According to https://en.wikipedia.org/wiki/List_of_HTTP_status_codes#406, UA error is 406 which I can see in ntwind.com and according to your reply, I can fix it with curl --user-agent winget/1.0 as mentioned in https://github.com/microsoft/winget-pkgs/pull/24084#issuecomment-901281678

I don't know what configuration you're running because I'm always on daily builds of Ubuntu with the latest dependencies (sudo apt-get update && sudo apt-get upgrade) so I'll always see a different result compared to you and you shouldn't be comparing my results with your results, it should just be a baseline for other people. My issues are only related to the "SSL issuer certificates" (on cURL + Linux) and nothing else. Windows is fine.

I am on these (http://cdimage.ubuntu.com/daily-live/pending/) builds because it is my habit 😀 to sign up for beta/nightly/insider/etc... everywhere. Note: I am not on http://cdimage.ubuntu.com/daily-live/current/.

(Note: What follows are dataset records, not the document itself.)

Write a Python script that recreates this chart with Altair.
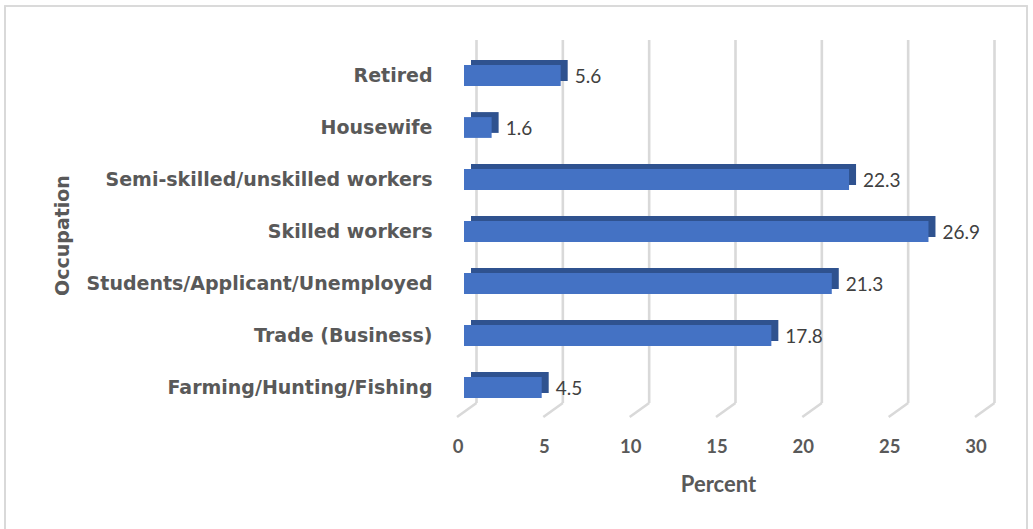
import altair as alt
import pandas as pd

categories = ["Retired", "Housewife", "Semi-skilled/unskilled workers", "Skilled workers",
              "Students/Applicant/Unemployed", "Trade (Business)", "Farming/Hunting/Fishing"]
percent = [5.6, 1.6, 22.3, 26.9, 21.3, 17.8, 4.5]
ticks = [0, 5, 10, 15, 20, 25, 30]

df = pd.DataFrame({"Occupation": categories, "Percent": percent})
grid = pd.DataFrame({"v": ticks})

W, H = 518, 377
LEFT, TOP = 464, 40

xscale = alt.Scale(domain=[0, 30], nice=False, zero=True)
yscale = alt.Scale(domain=categories, range=[9.5, 373.5], paddingInner=0.6, paddingOuter=0.3)

xaxis = alt.Axis(values=ticks, grid=False, domain=False, ticks=False, tickSize=0, labelFlush=False,
                 labelFont="Lato", labelFontWeight="bold", labelFontSize=18.5, labelColor="#595959",
                 labelPadding=29, labelBaseline="middle", labelOffset=-6.5,
                 title="Percent", titleFont="Lato", titleFontWeight="bold", titleFontSize=22,
                 titleColor="#595959", titleX=254, titleY=67, titleBaseline="middle", titleAlign="center")
yaxis = alt.Axis(grid=False, domain=False, ticks=False, tickSize=0,
                 labelFont="DejaVu Sans", labelFontWeight="bold", labelFontSize=19, labelColor="#595959",
                 labelPadding=32, labelLimit=500,
                 title="Occupation", titleFont="DejaVu Sans", titleFontWeight="bold", titleFontSize=19,
                 titleColor="#595959", titleX=-402, titleY=195, titleAngle=270,
                 titleAlign="center", titleBaseline="middle")

grid_v = alt.Chart(grid).mark_rule(color="#d9d9d9", strokeWidth=2.6, xOffset=12.5, x2Offset=12.5).encode(
    x=alt.X("v:Q", scale=xscale, axis=xaxis),
    y=alt.value(0), y2=alt.value(363))
grid_d = alt.Chart(grid).mark_rule(color="#d9d9d9", strokeWidth=2.6, xOffset=12.5, x2Offset=-7).encode(
    x=alt.X("v:Q", scale=xscale), x2="v:Q",
    y=alt.value(363), y2=alt.value(377))

back = alt.Chart(df).mark_bar(color="#2f528f", xOffset=7, x2Offset=3.5, yOffset=-5, y2Offset=-5).encode(
    x=alt.X("Percent:Q", scale=xscale),
    y=alt.Y("Occupation:N", scale=yscale, sort=categories, axis=yaxis))
front = alt.Chart(df).mark_bar(color="#4472c4").encode(
    x=alt.X("Percent:Q", scale=xscale),
    y=alt.Y("Occupation:N", scale=yscale, sort=categories))
labels = alt.Chart(df).mark_text(align="left", baseline="middle", dx=14, dy=1, font="Lato",
                                 fontSize=19, color="#404040").encode(
    x=alt.X("Percent:Q", scale=xscale),
    y=alt.Y("Occupation:N", scale=yscale, sort=categories),
    text=alt.Text("Percent:Q", format=".1f"))

border = alt.Chart(grid).mark_rect(fill=None, stroke="#d9d9d9", strokeWidth=1.2).encode(
    x=alt.value(5 - LEFT), x2=alt.value(1027 - LEFT),
    y=alt.value(6 - TOP), y2=alt.value(540 - TOP))

chart = alt.layer(border, grid_v, grid_d, back, front, labels).properties(
    width=W, height=H,
    autosize="none",
    padding={"left": LEFT, "top": TOP, "right": 1033 - LEFT - W, "bottom": 529 - TOP - H},
).configure(background="white").configure_view(stroke=None)

chart.save("out.html", embed_options={"renderer": "svg", "actions": False})
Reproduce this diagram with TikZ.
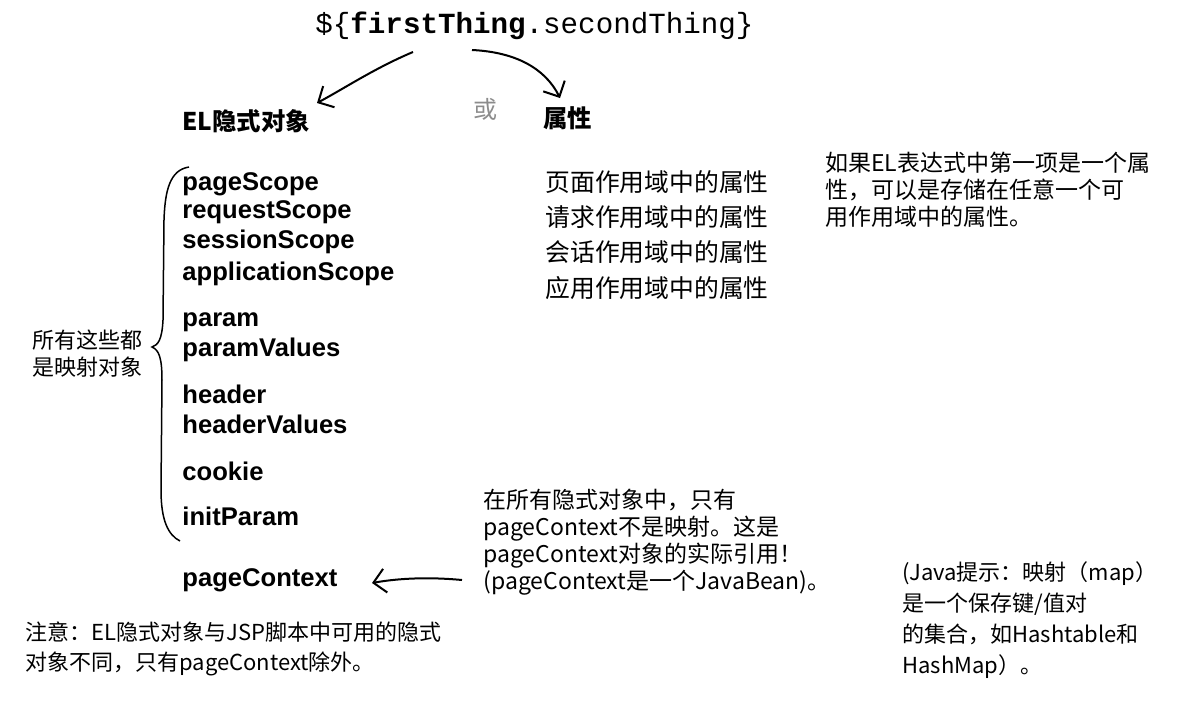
\documentclass[tikz,border=0pt]{standalone}
\usepackage{fontspec}
\setmainfont{Liberation Sans}
\newfontfamily\cjk{Noto Sans CJK SC}
\newfontfamily\mono{Liberation Mono}
\usetikzlibrary{arrows.meta}
\begin{document}
\begin{tikzpicture}[x=0.5pt, y=-0.5pt,
    item/.style={anchor=base west, inner sep=0pt, font=\fontsize{12.8}{15}\selectfont\bfseries},
    attr/.style={anchor=base west, inner sep=0pt, font=\cjk\fontsize{12.4}{15}\selectfont},
    head/.style={anchor=base west, inner sep=0pt, font=\cjk\fontsize{12.2}{15}\selectfont\bfseries},
    note/.style={anchor=north west, inner sep=0pt, align=left, font=\cjk\fontsize{11.5}{13.5}\selectfont},
    hand/.style={line width=1pt, -{Straight Barb[length=6pt,width=12pt]}}]
            \useasboundingbox (0,0) rectangle (1184,702) ;
            % expression
            \draw (315,33) node[anchor=base west, inner sep=0pt, font=\mono\fontsize{14.6}{18}\selectfont](expr){\$\{\textbf{firstThing}.secondThing\}} ;
            \coordinate (ftl) at (413,52) ;
            \coordinate (ftr) at (472,50) ;
            % headings
            \draw (182,130) node[head](elhead){EL隐式对象} ;
            \draw (473,118) node[anchor=base west, inner sep=0pt, text=black!45, font=\cjk\fontsize{12}{14}\selectfont](orword){或} ;
            \draw (543,127) node[head](attrhead){属性} ;
            \coordinate (elend) at (317,103) ;
            \coordinate (attrend) at (560,98) ;
            % implicit objects
            \draw (182,190) node[item](o1){pageScope} ;
            \draw (182,218) node[item](o2){requestScope} ;
            \draw (182,248) node[item](o3){sessionScope} ;
            \draw (182,280) node[item](o4){applicationScope} ;
            \draw (182,326) node[item](o5){param} ;
            \draw (182,356) node[item](o6){paramValues} ;
            \draw (182,403) node[item](o7){header} ;
            \draw (182,433) node[item](o8){headerValues} ;
            \draw (182,480) node[item](o9){cookie} ;
            \draw (182,525) node[item](o10){initParam} ;
            \draw (182,586) node[item](octx){pageContext} ;
            % attributes
            \draw (545,191) node[attr](a1){页面作用域中的属性} ;
            \draw (545,226) node[attr](a2){请求作用域中的属性} ;
            \draw (545,261) node[attr](a3){会话作用域中的属性} ;
            \draw (545,297) node[attr](a4){应用作用域中的属性} ;
            % brace
            \draw[line width=0.75pt] (189,167) .. controls (170,170) and (165,190) .. (164,220)
                -- (163,320) .. controls (162,340) and (158,345) .. (152,347)
                .. controls (159,350) and (162,358) .. (162,380)
                -- (161,490) .. controls (161,520) and (168,535) .. (180,541) ;
            % notes
            \draw (32,329) node[note, font=\cjk\fontsize{11}{13.5}\selectfont](mapnote){所有这些都\\是映射对象} ;
            \draw (825,152) node[note](attrnote){如果EL表达式中第一项是一个属\\性，可以是存储在任意一个可\\用作用域中的属性。} ;
            \draw (483,489) node[note](ctxnote){在所有隐式对象中，只有\\pageContext不是映射。这是\\pageContext对象的实际引用！\\(pageContext是一个JavaBean)。} ;
            \draw (25,621) node[note, font=\cjk\fontsize{11}{15}\selectfont](jspnote){注意：EL隐式对象与JSP脚本中可用的隐式\\对象不同，只有pageContext除外。} ;
            \draw (902,561) node[note, font=\cjk\fontsize{11}{15.5}\selectfont](javanote){(Java提示：映射（map）\\是一个保存键/值对\\的集合，如Hashtable和\\HashMap）。} ;
            \coordinate (ctxs) at (462,580) ;
            \coordinate (ctxe) at (372,583) ;
            % Arrows
            \draw[hand] (ftl) .. controls (375,68) and (345,88) .. (elend) ;
            \draw[hand] (ftr) .. controls (515,52) and (545,68) .. (attrend) ;
            \draw[hand] (ctxs) .. controls (430,577) and (400,578) .. (ctxe) ;
        \end{tikzpicture}
\end{document}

Windows doesn't have the 000 issue because the built-in cURL on Windows is outdated by several years and likely doesn't check for it or because the cURL configuration is different. One example is WinSSL vs OpenSSL.

What I have seen is curl of Windows is just an alias of Invoke-WebRequest image

If I am wrong anywhere, please correct me 🙏

vedantmgoyal9 commented 3 years ago

Did you test 4000+ URLs manually, which return 302 HTTP codes? 🤯

Also, can I use UA "winget/1.0" because we have to test whether the URL is accessible by winget and not test whether it is accessible by browser?

Will https://major.io/2007/03/23/exporting-ssl-certificates-from-windows-to-linux/ help me with SSL errors?

vedantmgoyal9 commented 3 years ago

@ItzLevvie Thanks for helping me.

Will https://major.io/2007/03/23/exporting-ssl-certificates-from-windows-to-linux/ help me with SSL errors?

No idea.

I will test this if it works.